Par ailleurs, pour renforcer le processus du lobbying, les associations s’appuient sur des formations dédiées dans ce domaine. Au Bénin, l’EIDS est l’une des rares écoles à faire la promotion du renseignement économique.
Comment mettre les renseignements généraux au service de l’économie au Bénin et en Afrique ?
On retient que l’Afrique comme le Bénin doit aller résolument davantage vers le renseignement économique et s’appuyer pour cela sur le renseignement numérique au regard des atouts que cela présente. Le numérique permettant d’engranger plus d’informations avec peu de moyens humains, il est normal qu’une réflexion profonde soit faite dans ce sens par les Etats.

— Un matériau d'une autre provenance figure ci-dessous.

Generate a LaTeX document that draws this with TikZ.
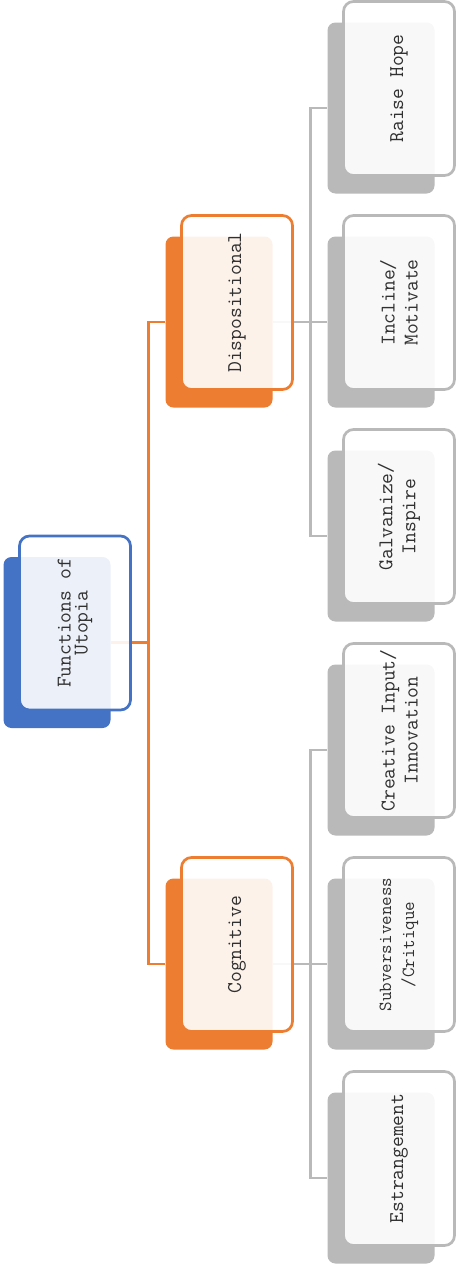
\documentclass[tikz,border=0pt]{standalone}
\usepackage{fontspec}
\usetikzlibrary{backgrounds}
\definecolor{cblue}{HTML}{4472C4}
\definecolor{corange}{HTML}{ED7D31}
\definecolor{cgray}{HTML}{B9B9B9}
\definecolor{ctext}{HTML}{303030}
\tikzset{
  backbox/.style={rectangle, rounded corners=8pt, inner sep=0pt, minimum width=107pt, minimum height=171pt, fill=#1},
  frontbox/.style={rectangle, rounded corners=10pt, inner sep=2pt, minimum width=174pt, minimum height=111pt,
    draw=#1, line width=2.7pt, fill=white, fill opacity=0.9, text opacity=1, rotate=90, align=center, text=ctext,
    font={\ttfamily\fontsize{21}{23}\selectfont}},
  conn/.style={draw=#1, line width=2.7pt},
}
\begin{document}
\begin{tikzpicture}[x=1pt,y=-1pt]
\useasboundingbox (0,0) rectangle (456,1266);
% root
\node[backbox=cblue] (rootb) at (57,642.5) {};
\node[frontbox=cblue, font={\ttfamily\fontsize{21}{17}\selectfont}] (root) at (75,623) {Functions of\\Utopia};
% middle
\node[backbox=corange] (disb) at (219,322) {};
\node[frontbox=corange] (dis) at (237,302.5) {Dispositional};
\node[backbox=corange] (cogb) at (219,964) {};
\node[frontbox=corange] (cog) at (237,944.5) {Cognitive};
% leaves
\node[backbox=cgray] (l1b) at (381,108) {};
\node[frontbox=cgray] (l1) at (399,88.5) {Raise Hope};
\node[backbox=cgray] (l2b) at (381,322) {};
\node[frontbox=cgray] (l2) at (399,302.5) {Incline/\\Motivate};
\node[backbox=cgray] (l3b) at (381,536) {};
\node[frontbox=cgray] (l3) at (399,516.5) {Galvanize/\\Inspire};
\node[backbox=cgray] (l4b) at (381,750) {};
\node[frontbox=cgray] (l4) at (399,730.5) {Creative Input/\\Innovation};
\node[backbox=cgray] (l5b) at (381,964) {};
\node[frontbox=cgray, font={\ttfamily\fontsize{18.5}{23}\selectfont}] (l5) at (399,944.5) {Subversiveness\\/Critique};
\node[backbox=cgray] (l6b) at (381,1178) {};
\node[frontbox=cgray] (l6) at (399,1158.5) {Estrangement};
% connectors
\begin{scope}[on background layer]
\draw[conn=corange] (rootb.east) -- ++(37.5,0) |- (disb.west);
\draw[conn=corange] (rootb.east) -- ++(37.5,0) |- (cogb.west);
\draw[conn=cgray] (disb.east) -- ++(37.5,0) |- (l1b.west);
\draw[conn=cgray] (disb.east) -- ++(37.5,0) |- (l2b.west);
\draw[conn=cgray] (disb.east) -- ++(37.5,0) |- (l3b.west);
\draw[conn=cgray] (cogb.east) -- ++(37.5,0) |- (l4b.west);
\draw[conn=cgray] (cogb.east) -- ++(37.5,0) |- (l5b.west);
\draw[conn=cgray] (cogb.east) -- ++(37.5,0) |- (l6b.west);
\end{scope}
\end{tikzpicture}
\end{document}
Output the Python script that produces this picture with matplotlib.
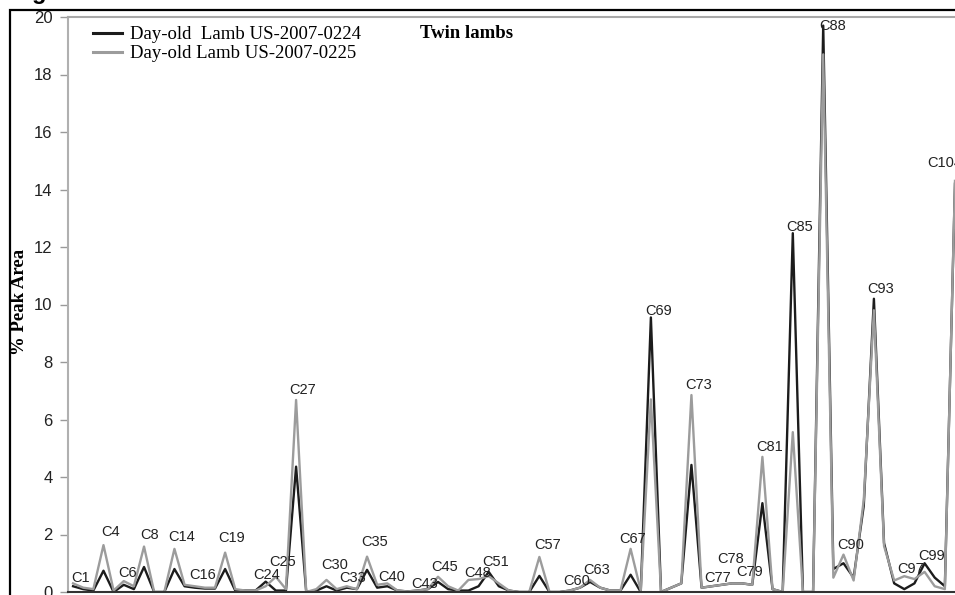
import numpy as np
import matplotlib.pyplot as plt
from matplotlib.patches import Rectangle

# % peak area per compound (one value per plotted point)
lamb_0224 = [0.2, 0.1, 0.05, 0.74, 0.0, 0.25, 0.1, 0.87, 0.0, 0.0,
             0.8, 0.2, 0.15, 0.12, 0.12, 0.8, 0.05, 0.05, 0.05, 0.36,
             0.05, 0.05, 4.36, 0.0, 0.05, 0.2, 0.05, 0.15, 0.1, 0.77,
             0.15, 0.2, 0.05, 0.02, 0.05, 0.1, 0.35, 0.1, 0.05, 0.05,
             0.2, 0.7, 0.2, 0.05, 0.0, 0.0, 0.56, 0.0, 0.0, 0.05,
             0.15, 0.35, 0.15, 0.05, 0.05, 0.6, 0.0, 9.55, 0.0, 0.15,
             0.3, 4.42, 0.15, 0.2, 0.25, 0.3, 0.3, 0.25, 3.09, 0.1,
             0.0, 12.48, 0.0, 0.0, 19.7, 0.8, 1.0, 0.5, 3.0, 10.2,
             1.7, 0.3, 0.1, 0.3, 1.0, 0.5, 0.2, 14.2]
lamb_0225 = [0.3, 0.15, 0.1, 1.63, 0.05, 0.38, 0.2, 1.58, 0.0, 0.0,
             1.5, 0.25, 0.2, 0.15, 0.15, 1.37, 0.1, 0.05, 0.05, 0.2,
             0.53, 0.1, 6.68, 0.0, 0.1, 0.42, 0.1, 0.2, 0.1, 1.23,
             0.25, 0.3, 0.05, 0.02, 0.05, 0.1, 0.53, 0.2, 0.05, 0.42,
             0.45, 0.55, 0.3, 0.05, 0.0, 0.0, 1.22, 0.0, 0.0, 0.05,
             0.15, 0.42, 0.15, 0.05, 0.05, 1.5, 0.05, 6.7, 0.0, 0.15,
             0.3, 6.85, 0.15, 0.2, 0.25, 0.3, 0.3, 0.25, 4.7, 0.1,
             0.0, 5.56, 0.0, 0.0, 18.7, 0.5, 1.3, 0.4, 3.2, 9.8,
             1.6, 0.4, 0.55, 0.45, 0.7, 0.2, 0.1, 14.3]

# compound labels and the point they belong to
peak_names = ["C1", "C4", "C6", "C8", "C14", "C16", "C19", "C24", "C25", "C27",
              "C30", "C33", "C35", "C40", "C43", "C45", "C48", "C51", "C57", "C60",
              "C63", "C67", "C69", "C73", "C77", "C78", "C79", "C81", "C85", "C88",
              "C90", "C93", "C97", "C99", "C104"]
peak_points = [0, 3, 5, 7, 10, 13, 15, 19, 20, 22,
               25, 27, 29, 31, 34, 36, 39, 41, 46, 49,
               51, 55, 57, 61, 63, 65, 67, 68, 71, 74,
               76, 79, 82, 84, 87]

series_names = ["Day-old  Lamb US-2007-0224", "Day-old Lamb US-2007-0225"]
y_ticks = [0, 2, 4, 6, 8, 10, 12, 14, 16, 18, 20]

W, H = 955, 595
fig = plt.figure(figsize=(W / 100, H / 100), dpi=100)

def px(x, y):
    return x / W, 1 - y / H

# outer frame of the scanned figure
fig.patches.append(Rectangle(px(10, 620), 1.2, (620 - 10) / H, transform=fig.transFigure,
                             fill=False, ec="black", lw=1.6))
fig.text(32 / W, 1 + 1 / H, "g", fontsize=17, fontweight="bold", family="Liberation Sans",
         va="baseline", ha="left")

ax = fig.add_axes([68 / W, 3 / H, (W - 68) / W, 575 / H])
x = np.arange(len(lamb_0224))
ax.plot(x, lamb_0224, color="#1c1c1c", lw=1.7, label=series_names[0])
ax.plot(x, lamb_0225, color="#9c9c9c", lw=1.7, label=series_names[1])

ax.set_xlim(-0.5, 87.0)
ax.set_ylim(0, 20)
ax.set_xticks([])
ax.set_yticks(y_ticks)
ax.tick_params(axis="y", length=6, width=1.0, color="#9a9a9a", pad=5,
               labelsize=12, labelcolor="#222222")
for t in ax.get_yticklabels():
    t.set_family("Liberation Sans")
ax.spines["right"].set_visible(False)
ax.spines["left"].set_color("#b0b0b0")
ax.spines["top"].set_color("#a8a8a8")
ax.spines["left"].set_linewidth(1.5)
ax.spines["top"].set_linewidth(1.5)
ax.spines["bottom"].set_color("#333333")
ax.spines["bottom"].set_linewidth(1.5)

# label offsets in pixels (dx, dy above the higher of the two lines)
tweak = {"C1": (7, 5), "C4": (7, 13), "C6": (4, 8), "C8": (6, 12), "C14": (7, 12),
         "C16": (-2, 13), "C19": (6, 15), "C24": (1, 7), "C25": (7, 15), "C30": (8, 15),
         "C33": (6, 8), "C35": (8, 15), "C40": (4, 6), "C43": (7, 7), "C48": (9, 7),
         "C57": (8, 12), "C67": (2, 10), "C69": (8, 6), "C77": (6, 8), "C78": (-1, 24),
         "C79": (-3, 13), "C85": (7, 6), "C88": (9, 0), "C97": (6, 7), "C99": (7, 7),
         "C104": (-10, 18)}
for name, i in zip(peak_names, peak_points):
    top = max(lamb_0224[i], lamb_0225[i])
    dx, dy = tweak.get(name, (7, 10))
    ax.annotate(name, (i, top), xytext=(dx, dy), textcoords="offset pixels",
                ha="center", va="center", fontsize=10.5, family="Liberation Sans",
                color="#222222", annotation_clip=False)

fig.text(467 / W, 1 - 34 / H, "Twin lambs", fontsize=13.5, fontweight="bold",
         family="Liberation Serif", ha="center", va="center")
fig.text(20 / W, 1 - 302 / H, "% Peak Area", fontsize=13.5, fontweight="bold",
         family="Liberation Serif", rotation=90, ha="center", va="center")

leg = ax.legend(loc="upper left", bbox_to_anchor=px(93, 26), bbox_transform=fig.transFigure,
                frameon=False, handlelength=1.55, handletextpad=0.43, labelspacing=0.12,
                prop={"family": "Liberation Serif", "size": 13.5}, borderaxespad=0,
                borderpad=0)
for line in leg.get_lines():
    line.set_linewidth(2.2)

fig.savefig("out.png", dpi=100)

Industrialiser sainement des renseignements comme le font déjà certaines entreprises privées afin que tout le monde puisse en bénéficier serait déjà un pas pour corriger la perception qui est faite depuis mathusalem sur les services de renseignement.
Les autorités béninoises actuelles ont l’ambition de corriger les dysfonctionnements ou lacunes. Et c’est tout naturel qu’en tant qu’Expert dans le domaine, je propose les approches de solutions suivantes pour inverser la tendance en Afrique et au Bénin : les gouvernants africains et béninois doivent faire l’effort de redéfinir les buts des renseignements afin qu’ils ne se limitent plus seulement à la sécurité du pouvoir mais deviennent un cadre de réflexion et d’action globale au service de la sécurité économique et politique de toute la nation ; doter leur pays d’une politique nationale de renseignement économique avec un budget dédié et des infrastructures académiques dédiées ; instruire les ambassadeurs afin que leurs actions dans les pays où ils sont envoyés soient orientées vers le renseignement économique pour doper l’exportation ou la mise en place de filières pérennes.